↓↓↓

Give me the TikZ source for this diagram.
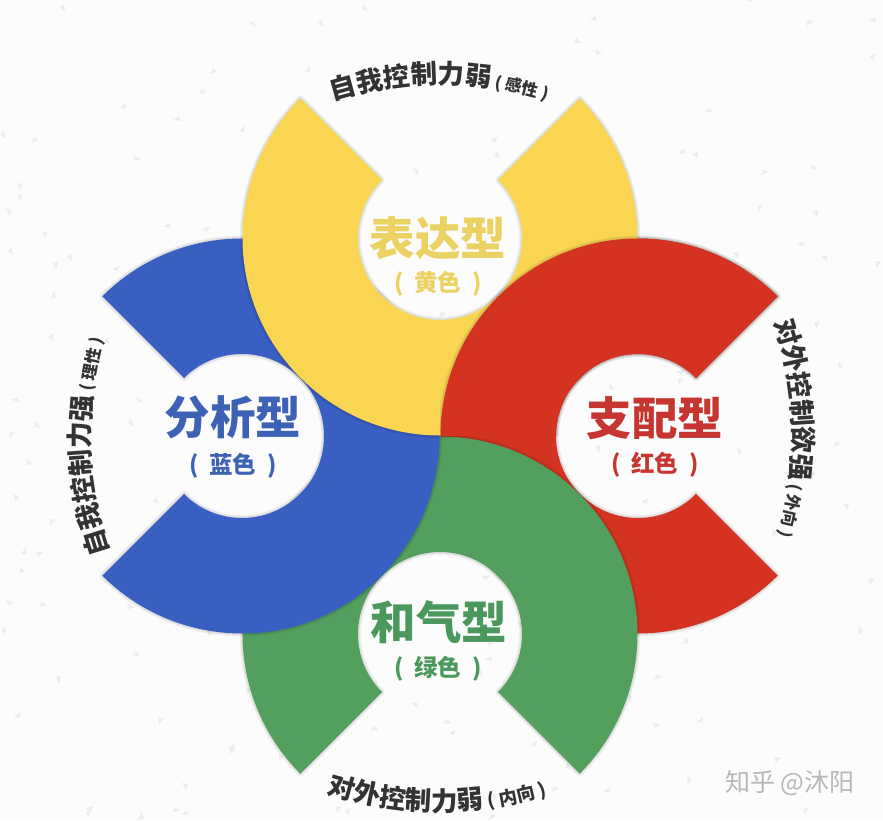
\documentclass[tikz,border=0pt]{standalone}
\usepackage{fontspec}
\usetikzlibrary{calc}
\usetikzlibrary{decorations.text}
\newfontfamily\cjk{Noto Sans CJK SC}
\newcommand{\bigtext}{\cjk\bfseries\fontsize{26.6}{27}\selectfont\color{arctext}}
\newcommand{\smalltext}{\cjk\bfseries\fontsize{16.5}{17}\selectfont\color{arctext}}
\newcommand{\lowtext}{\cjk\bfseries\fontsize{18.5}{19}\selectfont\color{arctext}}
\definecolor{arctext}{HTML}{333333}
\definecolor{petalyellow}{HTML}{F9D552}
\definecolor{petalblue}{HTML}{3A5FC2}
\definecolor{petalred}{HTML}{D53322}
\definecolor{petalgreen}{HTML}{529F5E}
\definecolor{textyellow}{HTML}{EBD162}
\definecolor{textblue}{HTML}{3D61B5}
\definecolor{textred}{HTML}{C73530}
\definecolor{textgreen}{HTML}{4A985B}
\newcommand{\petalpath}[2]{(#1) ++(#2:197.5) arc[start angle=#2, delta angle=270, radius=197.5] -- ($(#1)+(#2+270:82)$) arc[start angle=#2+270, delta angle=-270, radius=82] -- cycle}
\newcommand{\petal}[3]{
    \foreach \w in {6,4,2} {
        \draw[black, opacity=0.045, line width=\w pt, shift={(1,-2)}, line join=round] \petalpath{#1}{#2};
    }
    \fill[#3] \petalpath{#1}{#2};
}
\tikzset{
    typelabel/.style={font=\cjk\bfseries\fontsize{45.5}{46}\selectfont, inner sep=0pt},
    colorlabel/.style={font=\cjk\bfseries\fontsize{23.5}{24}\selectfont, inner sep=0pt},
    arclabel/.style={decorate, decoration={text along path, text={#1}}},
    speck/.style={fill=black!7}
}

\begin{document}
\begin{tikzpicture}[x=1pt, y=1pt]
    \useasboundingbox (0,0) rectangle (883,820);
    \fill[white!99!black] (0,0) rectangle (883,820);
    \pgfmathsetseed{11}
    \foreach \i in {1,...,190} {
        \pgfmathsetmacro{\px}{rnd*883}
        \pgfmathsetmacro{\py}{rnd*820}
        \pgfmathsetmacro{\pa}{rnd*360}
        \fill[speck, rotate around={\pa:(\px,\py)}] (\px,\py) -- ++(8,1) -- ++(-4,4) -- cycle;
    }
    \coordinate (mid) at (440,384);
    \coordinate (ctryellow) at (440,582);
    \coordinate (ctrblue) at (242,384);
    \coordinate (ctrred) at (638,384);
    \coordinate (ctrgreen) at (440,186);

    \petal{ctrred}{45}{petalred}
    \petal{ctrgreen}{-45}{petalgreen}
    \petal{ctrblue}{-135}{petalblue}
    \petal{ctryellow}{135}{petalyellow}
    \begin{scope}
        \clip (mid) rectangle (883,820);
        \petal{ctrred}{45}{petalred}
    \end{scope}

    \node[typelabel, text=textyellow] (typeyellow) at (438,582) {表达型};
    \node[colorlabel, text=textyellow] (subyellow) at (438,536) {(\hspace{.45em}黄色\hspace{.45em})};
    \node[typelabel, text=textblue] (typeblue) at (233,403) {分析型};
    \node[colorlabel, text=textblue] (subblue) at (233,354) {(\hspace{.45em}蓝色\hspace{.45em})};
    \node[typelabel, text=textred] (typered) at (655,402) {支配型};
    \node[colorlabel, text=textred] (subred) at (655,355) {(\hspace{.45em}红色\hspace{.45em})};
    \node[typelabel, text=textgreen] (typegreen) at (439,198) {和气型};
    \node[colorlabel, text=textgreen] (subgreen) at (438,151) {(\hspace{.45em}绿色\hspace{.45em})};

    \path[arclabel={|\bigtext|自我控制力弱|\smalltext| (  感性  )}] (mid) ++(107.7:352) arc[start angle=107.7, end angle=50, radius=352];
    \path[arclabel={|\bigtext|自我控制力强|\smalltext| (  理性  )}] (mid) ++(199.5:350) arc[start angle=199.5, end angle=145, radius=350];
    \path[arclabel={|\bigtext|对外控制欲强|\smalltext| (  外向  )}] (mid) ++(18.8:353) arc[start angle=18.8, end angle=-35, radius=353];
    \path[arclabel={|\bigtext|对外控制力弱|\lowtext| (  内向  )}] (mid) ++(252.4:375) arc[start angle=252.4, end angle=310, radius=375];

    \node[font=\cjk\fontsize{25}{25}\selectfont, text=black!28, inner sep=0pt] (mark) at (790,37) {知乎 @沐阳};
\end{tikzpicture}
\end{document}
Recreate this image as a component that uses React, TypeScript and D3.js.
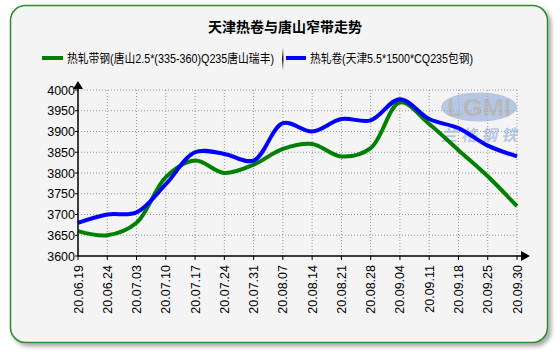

↑↑↑

Stated problem ▸
Copy out every line from the material above in which the word "this" appears.

Reply ▸
Give me the TikZ source for this diagram.
Recreate this image as a component that uses React, TypeScript and D3.js.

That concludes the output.